+++ Information provided +++
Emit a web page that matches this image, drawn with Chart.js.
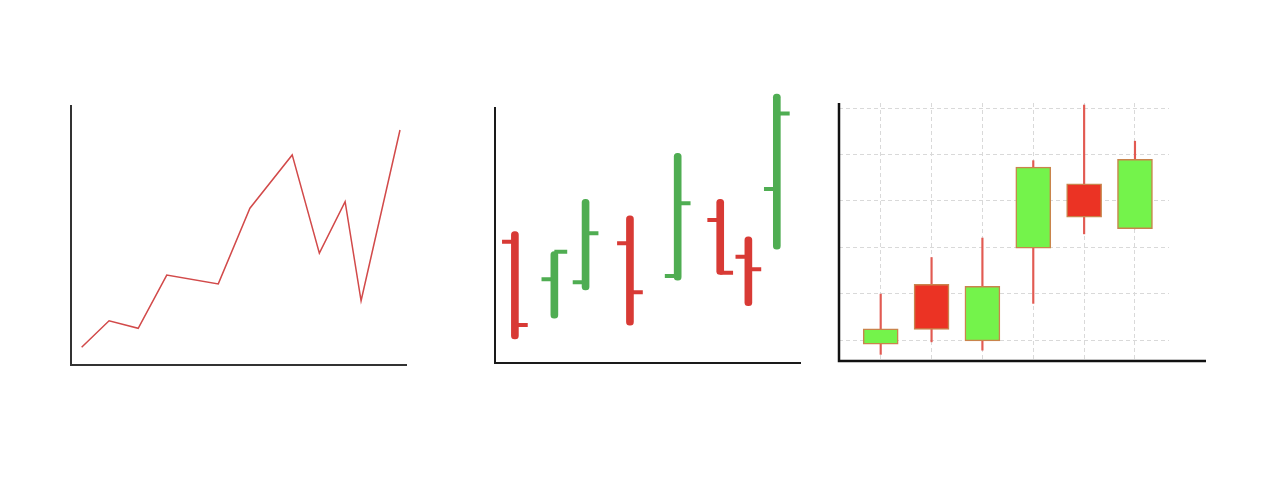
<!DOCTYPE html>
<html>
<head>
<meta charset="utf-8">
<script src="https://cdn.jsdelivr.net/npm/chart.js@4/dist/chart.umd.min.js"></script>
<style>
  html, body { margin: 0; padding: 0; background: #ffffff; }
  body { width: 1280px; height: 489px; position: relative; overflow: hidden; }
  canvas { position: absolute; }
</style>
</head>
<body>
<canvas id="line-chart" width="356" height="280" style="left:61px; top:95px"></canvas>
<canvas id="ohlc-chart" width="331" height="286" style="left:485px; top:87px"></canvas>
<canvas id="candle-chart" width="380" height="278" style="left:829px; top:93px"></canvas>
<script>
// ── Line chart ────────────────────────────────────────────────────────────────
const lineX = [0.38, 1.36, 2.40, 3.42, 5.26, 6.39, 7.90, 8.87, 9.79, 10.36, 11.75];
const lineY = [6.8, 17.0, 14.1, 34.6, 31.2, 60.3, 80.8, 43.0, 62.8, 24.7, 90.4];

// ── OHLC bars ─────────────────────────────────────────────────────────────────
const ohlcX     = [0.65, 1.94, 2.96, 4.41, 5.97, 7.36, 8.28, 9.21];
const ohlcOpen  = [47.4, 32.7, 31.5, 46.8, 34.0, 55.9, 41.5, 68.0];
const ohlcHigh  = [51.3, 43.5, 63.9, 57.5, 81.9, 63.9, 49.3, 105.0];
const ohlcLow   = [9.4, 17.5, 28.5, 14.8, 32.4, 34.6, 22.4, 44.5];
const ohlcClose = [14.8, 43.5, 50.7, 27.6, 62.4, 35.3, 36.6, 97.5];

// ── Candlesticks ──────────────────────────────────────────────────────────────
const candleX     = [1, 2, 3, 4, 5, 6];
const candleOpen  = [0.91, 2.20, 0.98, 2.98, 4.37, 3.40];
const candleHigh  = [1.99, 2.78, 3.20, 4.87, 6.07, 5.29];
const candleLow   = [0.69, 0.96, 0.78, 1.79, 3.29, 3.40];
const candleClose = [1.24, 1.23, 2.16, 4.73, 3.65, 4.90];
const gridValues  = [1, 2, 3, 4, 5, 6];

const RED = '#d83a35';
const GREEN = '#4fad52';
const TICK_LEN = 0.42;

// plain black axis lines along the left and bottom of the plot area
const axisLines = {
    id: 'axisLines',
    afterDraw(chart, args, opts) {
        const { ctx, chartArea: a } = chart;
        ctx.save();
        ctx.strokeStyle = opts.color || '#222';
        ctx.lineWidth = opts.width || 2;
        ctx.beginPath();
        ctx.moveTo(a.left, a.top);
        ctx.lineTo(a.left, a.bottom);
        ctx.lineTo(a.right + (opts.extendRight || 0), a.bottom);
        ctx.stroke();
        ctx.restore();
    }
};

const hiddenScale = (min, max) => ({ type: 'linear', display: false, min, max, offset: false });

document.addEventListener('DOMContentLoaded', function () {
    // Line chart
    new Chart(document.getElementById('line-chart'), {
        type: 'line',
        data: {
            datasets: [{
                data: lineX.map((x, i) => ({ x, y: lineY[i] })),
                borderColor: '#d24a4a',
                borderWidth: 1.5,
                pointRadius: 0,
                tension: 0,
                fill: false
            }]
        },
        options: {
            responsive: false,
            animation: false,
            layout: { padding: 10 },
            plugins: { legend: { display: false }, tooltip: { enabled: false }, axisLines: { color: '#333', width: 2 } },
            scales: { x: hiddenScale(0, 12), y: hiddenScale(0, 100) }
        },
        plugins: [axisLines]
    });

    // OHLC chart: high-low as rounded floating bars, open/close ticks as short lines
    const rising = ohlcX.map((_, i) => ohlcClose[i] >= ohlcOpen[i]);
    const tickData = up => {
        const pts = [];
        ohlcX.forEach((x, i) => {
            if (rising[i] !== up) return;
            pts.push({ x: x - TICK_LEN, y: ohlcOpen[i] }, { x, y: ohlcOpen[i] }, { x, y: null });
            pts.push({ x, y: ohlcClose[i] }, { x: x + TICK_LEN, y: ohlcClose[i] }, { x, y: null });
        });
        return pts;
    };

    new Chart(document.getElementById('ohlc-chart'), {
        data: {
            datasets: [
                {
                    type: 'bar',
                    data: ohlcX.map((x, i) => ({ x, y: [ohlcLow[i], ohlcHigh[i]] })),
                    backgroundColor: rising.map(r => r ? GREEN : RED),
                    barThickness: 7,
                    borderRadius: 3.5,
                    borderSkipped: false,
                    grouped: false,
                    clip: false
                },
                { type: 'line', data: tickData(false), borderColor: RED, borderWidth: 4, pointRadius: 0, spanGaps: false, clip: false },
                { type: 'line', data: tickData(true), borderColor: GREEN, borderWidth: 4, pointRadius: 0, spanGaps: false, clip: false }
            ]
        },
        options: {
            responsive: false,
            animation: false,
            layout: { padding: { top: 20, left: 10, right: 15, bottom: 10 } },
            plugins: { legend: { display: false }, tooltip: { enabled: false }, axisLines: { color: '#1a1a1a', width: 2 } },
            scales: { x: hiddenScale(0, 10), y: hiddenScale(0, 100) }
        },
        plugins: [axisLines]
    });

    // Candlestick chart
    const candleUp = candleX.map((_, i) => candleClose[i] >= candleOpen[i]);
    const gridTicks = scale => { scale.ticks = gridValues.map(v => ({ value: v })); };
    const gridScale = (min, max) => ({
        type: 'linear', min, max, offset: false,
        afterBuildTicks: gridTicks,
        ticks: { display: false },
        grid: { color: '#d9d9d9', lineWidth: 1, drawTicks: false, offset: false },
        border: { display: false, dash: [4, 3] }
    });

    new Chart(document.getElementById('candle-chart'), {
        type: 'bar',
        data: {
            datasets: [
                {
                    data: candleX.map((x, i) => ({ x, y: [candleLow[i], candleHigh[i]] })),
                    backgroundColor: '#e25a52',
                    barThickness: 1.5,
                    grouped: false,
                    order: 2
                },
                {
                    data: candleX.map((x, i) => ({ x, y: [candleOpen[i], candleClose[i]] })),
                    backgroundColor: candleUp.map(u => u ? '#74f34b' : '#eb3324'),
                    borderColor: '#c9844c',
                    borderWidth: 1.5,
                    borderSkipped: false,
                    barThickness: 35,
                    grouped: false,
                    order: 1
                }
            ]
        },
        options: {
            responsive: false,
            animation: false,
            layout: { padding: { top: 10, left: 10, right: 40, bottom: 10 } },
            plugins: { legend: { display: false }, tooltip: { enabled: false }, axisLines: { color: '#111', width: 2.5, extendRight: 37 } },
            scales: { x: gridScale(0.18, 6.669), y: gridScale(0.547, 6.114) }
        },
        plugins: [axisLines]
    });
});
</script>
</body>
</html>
+++
▸ **The exercise**: Restate the entire listing word for word, excluding pictures.

▸ **Result of this task**:
Emit a web page that matches this image, drawn with Chart.js.
<!DOCTYPE html>
<html>
<head>
<meta charset="utf-8">
<script src="https://cdn.jsdelivr.net/npm/chart.js@4/dist/chart.umd.min.js"></script>
<style>
  html, body { margin: 0; padding: 0; background: #ffffff; }
  body { width: 1280px; height: 489px; position: relative; overflow: hidden; }
  canvas { position: absolute; }
</style>
</head>
<body>
<canvas id="line-chart" width="356" height="280" style="left:61px; top:95px"></canvas>
<canvas id="ohlc-chart" width="331" height="286" style="left:485px; top:87px"></canvas>
<canvas id="candle-chart" width="380" height="278" style="left:829px; top:93px"></canvas>
<script>
// ── Line chart ────────────────────────────────────────────────────────────────
const lineX = [0.38, 1.36, 2.40, 3.42, 5.26, 6.39, 7.90, 8.87, 9.79, 10.36, 11.75];
const lineY = [6.8, 17.0, 14.1, 34.6, 31.2, 60.3, 80.8, 43.0, 62.8, 24.7, 90.4];

// ── OHLC bars ─────────────────────────────────────────────────────────────────
const ohlcX     = [0.65, 1.94, 2.96, 4.41, 5.97, 7.36, 8.28, 9.21];
const ohlcOpen  = [47.4, 32.7, 31.5, 46.8, 34.0, 55.9, 41.5, 68.0];
const ohlcHigh  = [51.3, 43.5, 63.9, 57.5, 81.9, 63.9, 49.3, 105.0];
const ohlcLow   = [9.4, 17.5, 28.5, 14.8, 32.4, 34.6, 22.4, 44.5];
const ohlcClose = [14.8, 43.5, 50.7, 27.6, 62.4, 35.3, 36.6, 97.5];

// ── Candlesticks ──────────────────────────────────────────────────────────────
const candleX     = [1, 2, 3, 4, 5, 6];
const candleOpen  = [0.91, 2.20, 0.98, 2.98, 4.37, 3.40];
const candleHigh  = [1.99, 2.78, 3.20, 4.87, 6.07, 5.29];
const candleLow   = [0.69, 0.96, 0.78, 1.79, 3.29, 3.40];
const candleClose = [1.24, 1.23, 2.16, 4.73, 3.65, 4.90];
const gridValues  = [1, 2, 3, 4, 5, 6];

const RED = '#d83a35';
const GREEN = '#4fad52';
const TICK_LEN = 0.42;

// plain black axis lines along the left and bottom of the plot area
const axisLines = {
    id: 'axisLines',
    afterDraw(chart, args, opts) {
        const { ctx, chartArea: a } = chart;
        ctx.save();
        ctx.strokeStyle = opts.color || '#222';
        ctx.lineWidth = opts.width || 2;
        ctx.beginPath();
        ctx.moveTo(a.left, a.top);
        ctx.lineTo(a.left, a.bottom);
        ctx.lineTo(a.right + (opts.extendRight || 0), a.bottom);
        ctx.stroke();
        ctx.restore();
    }
};

const hiddenScale = (min, max) => ({ type: 'linear', display: false, min, max, offset: false });

document.addEventListener('DOMContentLoaded', function () {
    // Line chart
    new Chart(document.getElementById('line-chart'), {
        type: 'line',
        data: {
            datasets: [{
                data: lineX.map((x, i) => ({ x, y: lineY[i] })),
                borderColor: '#d24a4a',
                borderWidth: 1.5,
                pointRadius: 0,
                tension: 0,
                fill: false
            }]
        },
        options: {
            responsive: false,
            animation: false,
            layout: { padding: 10 },
            plugins: { legend: { display: false }, tooltip: { enabled: false }, axisLines: { color: '#333', width: 2 } },
            scales: { x: hiddenScale(0, 12), y: hiddenScale(0, 100) }
        },
        plugins: [axisLines]
    });

    // OHLC chart: high-low as rounded floating bars, open/close ticks as short lines
    const rising = ohlcX.map((_, i) => ohlcClose[i] >= ohlcOpen[i]);
    const tickData = up => {
        const pts = [];
        ohlcX.forEach((x, i) => {
            if (rising[i] !== up) return;
            pts.push({ x: x - TICK_LEN, y: ohlcOpen[i] }, { x, y: ohlcOpen[i] }, { x, y: null });
            pts.push({ x, y: ohlcClose[i] }, { x: x + TICK_LEN, y: ohlcClose[i] }, { x, y: null });
        });
        return pts;
    };

    new Chart(document.getElementById('ohlc-chart'), {
        data: {
            datasets: [
                {
                    type: 'bar',
                    data: ohlcX.map((x, i) => ({ x, y: [ohlcLow[i], ohlcHigh[i]] })),
                    backgroundColor: rising.map(r => r ? GREEN : RED),
                    barThickness: 7,
                    borderRadius: 3.5,
                    borderSkipped: false,
                    grouped: false,
                    clip: false
                },
                { type: 'line', data: tickData(false), borderColor: RED, borderWidth: 4, pointRadius: 0, spanGaps: false, clip: false },
                { type: 'line', data: tickData(true), borderColor: GREEN, borderWidth: 4, pointRadius: 0, spanGaps: false, clip: false }
            ]
        },
        options: {
            responsive: false,
            animation: false,
            layout: { padding: { top: 20, left: 10, right: 15, bottom: 10 } },
            plugins: { legend: { display: false }, tooltip: { enabled: false }, axisLines: { color: '#1a1a1a', width: 2 } },
            scales: { x: hiddenScale(0, 10), y: hiddenScale(0, 100) }
        },
        plugins: [axisLines]
    });

    // Candlestick chart
    const candleUp = candleX.map((_, i) => candleClose[i] >= candleOpen[i]);
    const gridTicks = scale => { scale.ticks = gridValues.map(v => ({ value: v })); };
    const gridScale = (min, max) => ({
        type: 'linear', min, max, offset: false,
        afterBuildTicks: gridTicks,
        ticks: { display: false },
        grid: { color: '#d9d9d9', lineWidth: 1, drawTicks: false, offset: false },
        border: { display: false, dash: [4, 3] }
    });

    new Chart(document.getElementById('candle-chart'), {
        type: 'bar',
        data: {
            datasets: [
                {
                    data: candleX.map((x, i) => ({ x, y: [candleLow[i], candleHigh[i]] })),
                    backgroundColor: '#e25a52',
                    barThickness: 1.5,
                    grouped: false,
                    order: 2
                },
                {
                    data: candleX.map((x, i) => ({ x, y: [candleOpen[i], candleClose[i]] })),
                    backgroundColor: candleUp.map(u => u ? '#74f34b' : '#eb3324'),
                    borderColor: '#c9844c',
                    borderWidth: 1.5,
                    borderSkipped: false,
                    barThickness: 35,
                    grouped: false,
                    order: 1
                }
            ]
        },
        options: {
            responsive: false,
            animation: false,
            layout: { padding: { top: 10, left: 10, right: 40, bottom: 10 } },
            plugins: { legend: { display: false }, tooltip: { enabled: false }, axisLines: { color: '#111', width: 2.5, extendRight: 37 } },
            scales: { x: gridScale(0.18, 6.669), y: gridScale(0.547, 6.114) }
        },
        plugins: [axisLines]
    });
});
</script>
</body>
</html>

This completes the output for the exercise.